Unfortunately, author and publisher could have benefited from a
competent proofreader, and hopefully Folklore Publishing will engage one
before printing other titles. Boer is a journalist with good
communication skills but limited historical knowledge. For example, he
mentions that “Churchill defeated Chamberlain.” In reality, both
were Conservatives. There was no election. Chamberlain resigned, and
King George VI invited Churchill to replace him. Regarding Denmark, Boer
says that “the Nazis overthrew King Christian X” in 1942. They did
no such thing. Their invasion of Denmark happened in 1940, so suddenly
that the king could not escape; but he became the Resistance leader and
kept his throne until his death in 1947. Boer identifies Burma as an
“island” and uses the words “embassy” and “legation”

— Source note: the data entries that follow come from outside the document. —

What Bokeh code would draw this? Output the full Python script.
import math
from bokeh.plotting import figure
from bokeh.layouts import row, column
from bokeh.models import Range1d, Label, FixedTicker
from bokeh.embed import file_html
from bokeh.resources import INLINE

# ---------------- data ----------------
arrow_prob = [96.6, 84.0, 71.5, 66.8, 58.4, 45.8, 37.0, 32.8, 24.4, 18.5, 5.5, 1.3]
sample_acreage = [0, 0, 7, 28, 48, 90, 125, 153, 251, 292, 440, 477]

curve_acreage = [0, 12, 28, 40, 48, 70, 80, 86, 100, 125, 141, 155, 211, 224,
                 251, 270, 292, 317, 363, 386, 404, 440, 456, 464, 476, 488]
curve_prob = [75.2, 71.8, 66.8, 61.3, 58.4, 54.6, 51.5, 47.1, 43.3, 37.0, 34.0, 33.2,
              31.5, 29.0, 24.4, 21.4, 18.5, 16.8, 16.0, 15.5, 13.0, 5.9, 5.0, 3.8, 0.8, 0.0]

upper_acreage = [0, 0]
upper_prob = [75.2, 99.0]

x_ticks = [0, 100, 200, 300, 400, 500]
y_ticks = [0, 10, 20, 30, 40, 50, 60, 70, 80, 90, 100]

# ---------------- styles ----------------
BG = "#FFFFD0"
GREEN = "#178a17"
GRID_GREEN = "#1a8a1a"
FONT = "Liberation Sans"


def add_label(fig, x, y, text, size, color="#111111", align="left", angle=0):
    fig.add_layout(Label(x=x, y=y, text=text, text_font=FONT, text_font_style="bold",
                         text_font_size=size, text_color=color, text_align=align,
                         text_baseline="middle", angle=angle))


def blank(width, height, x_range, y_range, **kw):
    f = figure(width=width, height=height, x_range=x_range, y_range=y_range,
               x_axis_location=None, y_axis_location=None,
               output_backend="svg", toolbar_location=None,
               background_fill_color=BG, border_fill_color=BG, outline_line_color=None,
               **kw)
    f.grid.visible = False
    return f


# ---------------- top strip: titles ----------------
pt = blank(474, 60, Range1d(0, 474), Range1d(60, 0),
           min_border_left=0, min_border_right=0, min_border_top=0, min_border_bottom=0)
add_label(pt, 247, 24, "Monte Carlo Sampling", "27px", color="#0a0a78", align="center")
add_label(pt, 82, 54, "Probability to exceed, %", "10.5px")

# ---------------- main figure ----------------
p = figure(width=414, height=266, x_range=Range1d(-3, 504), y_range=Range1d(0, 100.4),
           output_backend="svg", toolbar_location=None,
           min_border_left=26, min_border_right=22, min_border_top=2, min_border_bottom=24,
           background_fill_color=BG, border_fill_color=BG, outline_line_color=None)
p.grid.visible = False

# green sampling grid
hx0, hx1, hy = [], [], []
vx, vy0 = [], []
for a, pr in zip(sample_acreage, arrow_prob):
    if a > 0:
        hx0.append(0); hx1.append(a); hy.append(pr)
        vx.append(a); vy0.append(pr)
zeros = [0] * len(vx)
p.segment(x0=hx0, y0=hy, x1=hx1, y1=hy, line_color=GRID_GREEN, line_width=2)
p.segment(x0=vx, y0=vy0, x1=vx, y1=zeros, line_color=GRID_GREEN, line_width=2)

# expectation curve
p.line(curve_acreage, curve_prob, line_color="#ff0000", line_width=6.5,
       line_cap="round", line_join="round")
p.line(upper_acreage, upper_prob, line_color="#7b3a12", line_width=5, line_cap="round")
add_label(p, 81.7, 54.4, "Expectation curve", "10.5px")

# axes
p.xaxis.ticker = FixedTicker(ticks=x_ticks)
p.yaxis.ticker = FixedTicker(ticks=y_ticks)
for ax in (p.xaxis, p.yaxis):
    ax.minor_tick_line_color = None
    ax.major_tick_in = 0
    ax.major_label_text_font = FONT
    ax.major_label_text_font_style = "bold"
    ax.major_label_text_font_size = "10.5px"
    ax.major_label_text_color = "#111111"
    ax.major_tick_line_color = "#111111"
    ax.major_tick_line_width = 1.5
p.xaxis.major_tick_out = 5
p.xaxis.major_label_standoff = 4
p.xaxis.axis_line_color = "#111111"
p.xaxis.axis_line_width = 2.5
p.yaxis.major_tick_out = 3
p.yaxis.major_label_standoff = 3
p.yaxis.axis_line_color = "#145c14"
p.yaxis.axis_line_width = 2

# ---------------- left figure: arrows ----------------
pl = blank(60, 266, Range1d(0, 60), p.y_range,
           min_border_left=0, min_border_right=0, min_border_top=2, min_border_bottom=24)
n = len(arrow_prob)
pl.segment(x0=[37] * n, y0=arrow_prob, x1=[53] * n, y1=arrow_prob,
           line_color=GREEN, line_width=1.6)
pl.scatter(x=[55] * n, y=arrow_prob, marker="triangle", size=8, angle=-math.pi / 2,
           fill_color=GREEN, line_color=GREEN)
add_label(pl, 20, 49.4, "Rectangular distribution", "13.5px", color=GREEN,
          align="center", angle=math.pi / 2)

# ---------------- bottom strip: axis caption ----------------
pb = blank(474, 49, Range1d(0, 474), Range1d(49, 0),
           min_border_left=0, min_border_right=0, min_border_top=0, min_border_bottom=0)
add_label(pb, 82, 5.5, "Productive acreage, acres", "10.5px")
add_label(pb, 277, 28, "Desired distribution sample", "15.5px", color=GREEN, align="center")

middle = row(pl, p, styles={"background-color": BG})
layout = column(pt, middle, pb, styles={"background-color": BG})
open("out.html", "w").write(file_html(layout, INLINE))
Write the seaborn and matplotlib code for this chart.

interchangeably. He says that Cold War tensions were dangerously high in
1955. Actually, the Austrian Peace Treaty took effect that year,
probably the happiest point between Stalin’s death and the Korean
truce of 1953 and the parade of crises in Berlin and Cuba that would
begin in 1958. “Gorbunov” resurfaces as “Gribanov” on pages
96–7. A few pages later Boer reports that in 1964, President Johnson
and Lester Pearson had a bad relationship because of differences over
Vietnam. However, the U.S. military buildup in Vietnam did not take
place until 1965.

Such mistakes shake a reader’s confidence. Also, the bibliography
does not mention Spy Wars, by J.L. Granatstein and David Stafford.
Together, Boer and a proofreader should be able to do better.